— DATASET EXTRACT —
↓
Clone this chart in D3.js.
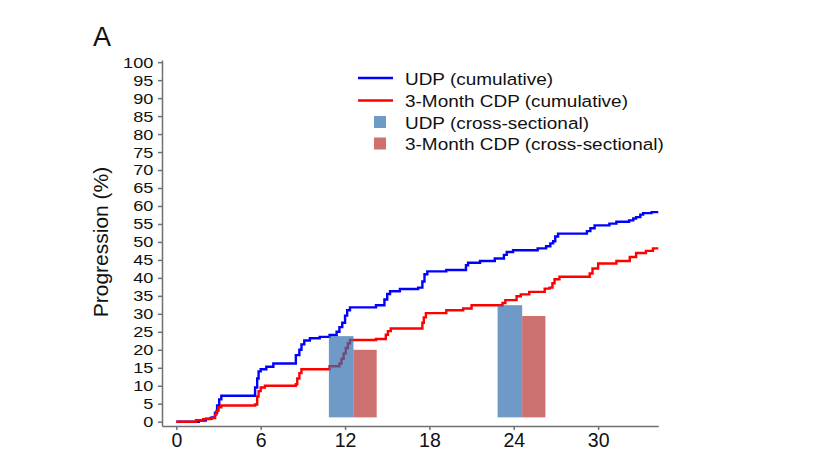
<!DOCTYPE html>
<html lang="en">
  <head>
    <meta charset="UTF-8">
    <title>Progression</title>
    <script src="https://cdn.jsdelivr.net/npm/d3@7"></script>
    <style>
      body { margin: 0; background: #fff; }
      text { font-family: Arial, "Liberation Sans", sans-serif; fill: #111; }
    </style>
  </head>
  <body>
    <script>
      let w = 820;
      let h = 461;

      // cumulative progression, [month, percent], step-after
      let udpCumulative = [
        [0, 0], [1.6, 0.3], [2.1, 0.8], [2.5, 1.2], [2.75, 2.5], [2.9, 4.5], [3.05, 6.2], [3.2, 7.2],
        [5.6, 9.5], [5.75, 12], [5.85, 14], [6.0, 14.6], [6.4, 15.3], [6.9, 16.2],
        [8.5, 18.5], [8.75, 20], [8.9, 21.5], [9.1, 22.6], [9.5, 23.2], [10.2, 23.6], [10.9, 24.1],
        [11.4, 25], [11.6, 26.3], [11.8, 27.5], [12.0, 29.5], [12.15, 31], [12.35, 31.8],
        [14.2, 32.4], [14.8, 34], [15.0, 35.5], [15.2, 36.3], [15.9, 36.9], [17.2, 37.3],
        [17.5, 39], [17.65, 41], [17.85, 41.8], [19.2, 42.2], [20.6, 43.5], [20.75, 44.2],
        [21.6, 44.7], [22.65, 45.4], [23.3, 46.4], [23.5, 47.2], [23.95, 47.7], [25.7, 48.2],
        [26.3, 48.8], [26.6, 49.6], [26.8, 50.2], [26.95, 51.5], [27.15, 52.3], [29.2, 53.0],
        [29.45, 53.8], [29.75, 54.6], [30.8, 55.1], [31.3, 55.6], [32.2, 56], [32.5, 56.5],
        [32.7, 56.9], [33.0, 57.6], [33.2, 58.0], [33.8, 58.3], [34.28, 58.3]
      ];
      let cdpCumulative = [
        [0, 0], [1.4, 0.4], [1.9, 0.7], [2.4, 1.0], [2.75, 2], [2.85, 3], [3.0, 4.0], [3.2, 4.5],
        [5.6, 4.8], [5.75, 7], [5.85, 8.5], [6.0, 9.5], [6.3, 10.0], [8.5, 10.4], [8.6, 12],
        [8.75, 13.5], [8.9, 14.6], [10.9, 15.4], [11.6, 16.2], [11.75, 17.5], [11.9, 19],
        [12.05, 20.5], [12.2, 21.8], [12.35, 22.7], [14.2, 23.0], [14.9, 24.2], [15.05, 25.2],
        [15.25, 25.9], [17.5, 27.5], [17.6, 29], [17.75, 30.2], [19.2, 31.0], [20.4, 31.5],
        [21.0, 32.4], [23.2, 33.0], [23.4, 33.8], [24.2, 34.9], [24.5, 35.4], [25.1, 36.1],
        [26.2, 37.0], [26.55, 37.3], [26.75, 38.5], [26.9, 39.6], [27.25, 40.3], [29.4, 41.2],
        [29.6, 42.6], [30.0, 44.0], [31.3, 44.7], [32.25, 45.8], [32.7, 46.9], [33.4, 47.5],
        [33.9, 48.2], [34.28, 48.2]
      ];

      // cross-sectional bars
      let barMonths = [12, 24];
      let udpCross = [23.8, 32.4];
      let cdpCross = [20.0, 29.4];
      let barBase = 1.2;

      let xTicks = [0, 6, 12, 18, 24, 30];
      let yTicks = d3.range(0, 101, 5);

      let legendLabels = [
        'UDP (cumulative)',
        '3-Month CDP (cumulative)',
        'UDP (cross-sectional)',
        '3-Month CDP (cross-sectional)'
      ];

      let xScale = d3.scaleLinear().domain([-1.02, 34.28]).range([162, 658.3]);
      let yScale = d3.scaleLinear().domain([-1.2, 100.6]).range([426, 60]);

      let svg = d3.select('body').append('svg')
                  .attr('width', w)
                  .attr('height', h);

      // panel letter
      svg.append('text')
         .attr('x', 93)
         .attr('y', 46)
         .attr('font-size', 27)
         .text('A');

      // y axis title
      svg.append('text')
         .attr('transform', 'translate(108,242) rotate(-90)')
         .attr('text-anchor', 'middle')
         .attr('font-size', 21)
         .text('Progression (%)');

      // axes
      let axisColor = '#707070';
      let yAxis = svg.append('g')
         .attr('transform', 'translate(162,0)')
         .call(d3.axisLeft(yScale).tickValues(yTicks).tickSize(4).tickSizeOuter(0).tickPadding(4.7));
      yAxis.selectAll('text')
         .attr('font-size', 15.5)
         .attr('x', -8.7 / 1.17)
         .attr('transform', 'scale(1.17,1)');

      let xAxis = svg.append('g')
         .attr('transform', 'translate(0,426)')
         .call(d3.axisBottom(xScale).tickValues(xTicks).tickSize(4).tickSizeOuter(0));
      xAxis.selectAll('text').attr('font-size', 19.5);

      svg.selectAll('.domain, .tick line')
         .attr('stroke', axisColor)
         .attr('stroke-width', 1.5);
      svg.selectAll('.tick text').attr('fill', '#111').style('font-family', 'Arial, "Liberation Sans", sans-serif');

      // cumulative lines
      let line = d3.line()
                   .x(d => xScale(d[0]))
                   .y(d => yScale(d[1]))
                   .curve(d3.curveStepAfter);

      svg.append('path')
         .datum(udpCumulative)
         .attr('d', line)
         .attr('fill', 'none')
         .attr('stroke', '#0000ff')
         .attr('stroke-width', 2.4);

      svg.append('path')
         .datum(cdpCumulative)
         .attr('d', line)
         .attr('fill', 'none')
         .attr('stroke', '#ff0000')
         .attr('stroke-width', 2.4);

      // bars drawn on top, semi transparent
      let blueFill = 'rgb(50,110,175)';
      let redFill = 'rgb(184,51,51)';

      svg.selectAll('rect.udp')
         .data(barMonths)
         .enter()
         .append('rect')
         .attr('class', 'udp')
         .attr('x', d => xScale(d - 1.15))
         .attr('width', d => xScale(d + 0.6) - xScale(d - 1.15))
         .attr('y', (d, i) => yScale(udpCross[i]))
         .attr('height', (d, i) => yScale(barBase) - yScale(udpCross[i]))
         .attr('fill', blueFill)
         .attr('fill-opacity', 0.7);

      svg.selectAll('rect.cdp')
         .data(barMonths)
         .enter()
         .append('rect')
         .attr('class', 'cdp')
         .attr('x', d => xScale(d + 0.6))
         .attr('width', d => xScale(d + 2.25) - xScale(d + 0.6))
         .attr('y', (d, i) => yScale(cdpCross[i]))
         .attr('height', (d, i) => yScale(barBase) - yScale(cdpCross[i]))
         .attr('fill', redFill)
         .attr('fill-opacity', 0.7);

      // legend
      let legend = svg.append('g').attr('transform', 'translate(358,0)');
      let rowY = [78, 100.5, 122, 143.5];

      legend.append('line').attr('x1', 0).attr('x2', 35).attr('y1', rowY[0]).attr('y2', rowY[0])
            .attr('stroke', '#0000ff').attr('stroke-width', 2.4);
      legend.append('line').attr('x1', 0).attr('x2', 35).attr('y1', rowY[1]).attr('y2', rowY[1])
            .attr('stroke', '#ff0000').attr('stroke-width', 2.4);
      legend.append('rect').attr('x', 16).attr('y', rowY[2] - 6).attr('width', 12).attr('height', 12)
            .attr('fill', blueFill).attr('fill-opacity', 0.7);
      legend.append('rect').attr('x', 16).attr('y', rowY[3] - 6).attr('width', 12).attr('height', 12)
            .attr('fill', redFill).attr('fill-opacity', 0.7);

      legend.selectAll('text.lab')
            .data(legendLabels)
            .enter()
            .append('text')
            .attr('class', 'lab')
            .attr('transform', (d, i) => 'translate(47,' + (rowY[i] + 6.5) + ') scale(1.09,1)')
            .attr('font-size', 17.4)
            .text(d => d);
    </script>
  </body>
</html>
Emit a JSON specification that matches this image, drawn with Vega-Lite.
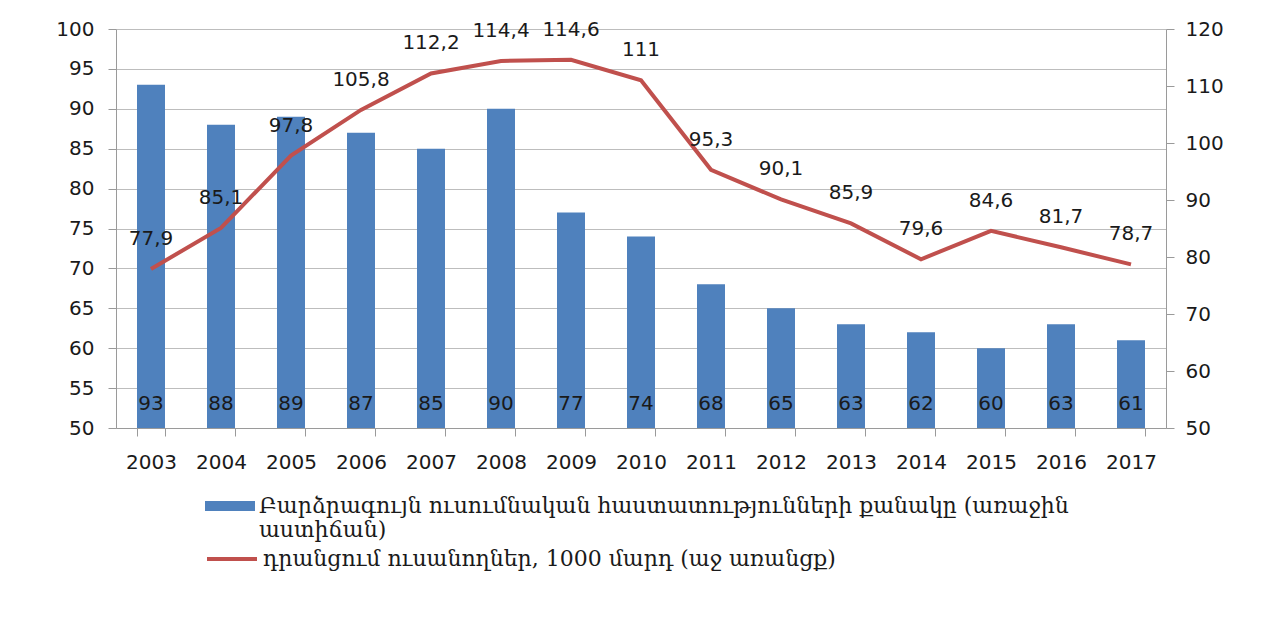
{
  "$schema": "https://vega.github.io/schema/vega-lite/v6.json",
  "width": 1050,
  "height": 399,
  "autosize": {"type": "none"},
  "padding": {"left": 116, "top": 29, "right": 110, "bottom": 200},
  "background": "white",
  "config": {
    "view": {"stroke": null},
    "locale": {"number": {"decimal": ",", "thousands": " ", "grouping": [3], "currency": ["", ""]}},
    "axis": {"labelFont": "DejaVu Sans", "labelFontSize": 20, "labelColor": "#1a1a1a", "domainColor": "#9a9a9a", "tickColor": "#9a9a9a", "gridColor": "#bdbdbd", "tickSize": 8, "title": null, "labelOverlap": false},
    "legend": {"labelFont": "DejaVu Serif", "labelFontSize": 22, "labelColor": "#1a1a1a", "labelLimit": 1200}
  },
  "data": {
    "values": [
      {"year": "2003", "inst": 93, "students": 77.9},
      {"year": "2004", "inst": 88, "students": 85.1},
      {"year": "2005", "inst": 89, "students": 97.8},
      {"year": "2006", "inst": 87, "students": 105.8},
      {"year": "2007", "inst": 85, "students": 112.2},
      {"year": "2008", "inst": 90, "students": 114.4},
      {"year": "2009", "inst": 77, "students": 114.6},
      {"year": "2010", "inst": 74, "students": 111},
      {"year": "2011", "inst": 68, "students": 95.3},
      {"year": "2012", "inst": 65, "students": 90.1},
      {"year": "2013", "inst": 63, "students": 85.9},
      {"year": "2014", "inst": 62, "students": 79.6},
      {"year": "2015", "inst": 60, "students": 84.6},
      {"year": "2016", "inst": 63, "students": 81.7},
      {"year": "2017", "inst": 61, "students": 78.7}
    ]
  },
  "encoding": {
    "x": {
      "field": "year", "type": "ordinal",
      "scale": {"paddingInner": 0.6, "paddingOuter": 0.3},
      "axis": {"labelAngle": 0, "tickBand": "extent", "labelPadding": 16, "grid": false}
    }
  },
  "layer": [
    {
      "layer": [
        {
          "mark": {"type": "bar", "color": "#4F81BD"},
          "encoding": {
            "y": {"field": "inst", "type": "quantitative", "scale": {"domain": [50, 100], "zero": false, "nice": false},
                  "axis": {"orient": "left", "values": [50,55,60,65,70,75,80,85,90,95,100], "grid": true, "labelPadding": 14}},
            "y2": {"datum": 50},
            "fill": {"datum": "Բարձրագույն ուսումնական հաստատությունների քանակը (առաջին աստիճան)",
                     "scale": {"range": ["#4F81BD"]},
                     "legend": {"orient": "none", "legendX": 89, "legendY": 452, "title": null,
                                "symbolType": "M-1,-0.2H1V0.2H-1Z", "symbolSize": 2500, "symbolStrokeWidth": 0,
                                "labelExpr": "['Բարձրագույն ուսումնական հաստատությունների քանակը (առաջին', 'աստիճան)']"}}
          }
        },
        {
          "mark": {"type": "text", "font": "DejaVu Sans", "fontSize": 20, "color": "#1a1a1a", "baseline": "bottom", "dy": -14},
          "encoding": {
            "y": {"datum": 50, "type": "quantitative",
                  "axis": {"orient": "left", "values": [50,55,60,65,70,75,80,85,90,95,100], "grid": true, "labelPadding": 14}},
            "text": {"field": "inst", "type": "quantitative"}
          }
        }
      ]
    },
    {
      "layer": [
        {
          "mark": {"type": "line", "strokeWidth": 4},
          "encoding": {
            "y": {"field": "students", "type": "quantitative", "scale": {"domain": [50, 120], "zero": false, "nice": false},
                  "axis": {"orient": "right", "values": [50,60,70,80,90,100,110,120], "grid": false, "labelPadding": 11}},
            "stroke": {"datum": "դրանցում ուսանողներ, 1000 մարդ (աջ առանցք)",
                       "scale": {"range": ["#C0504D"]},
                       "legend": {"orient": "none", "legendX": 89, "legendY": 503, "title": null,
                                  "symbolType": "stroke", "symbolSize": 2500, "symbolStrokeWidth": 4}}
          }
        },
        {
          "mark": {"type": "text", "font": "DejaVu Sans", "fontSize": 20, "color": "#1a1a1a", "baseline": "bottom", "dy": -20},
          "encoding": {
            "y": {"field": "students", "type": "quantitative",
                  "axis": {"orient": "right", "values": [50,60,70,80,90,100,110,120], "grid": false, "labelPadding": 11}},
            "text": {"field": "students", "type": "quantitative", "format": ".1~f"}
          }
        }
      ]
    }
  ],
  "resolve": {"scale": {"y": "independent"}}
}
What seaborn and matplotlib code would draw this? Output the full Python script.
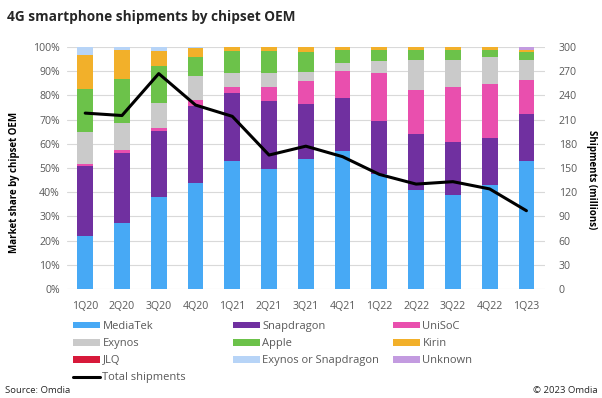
↑
— BRIEF —
Repeat exactly and only the lines from the start of the data above through the line that holds "let h = 461;", inclusive. Pictures do not belong in the copy.

— SOLUTION FOR THIS EXERCISE —
Clone this chart in D3.js.
<!DOCTYPE html>
<html lang="en">
  <head>
    <meta charset="UTF-8">
    <title>Progression</title>
    <script src="https://cdn.jsdelivr.net/npm/d3@7"></script>
    <style>
      body { margin: 0; background: #fff; }
      text { font-family: Arial, "Liberation Sans", sans-serif; fill: #111; }
    </style>
  </head>
  <body>
    <script>
      let w = 820;
      let h = 461;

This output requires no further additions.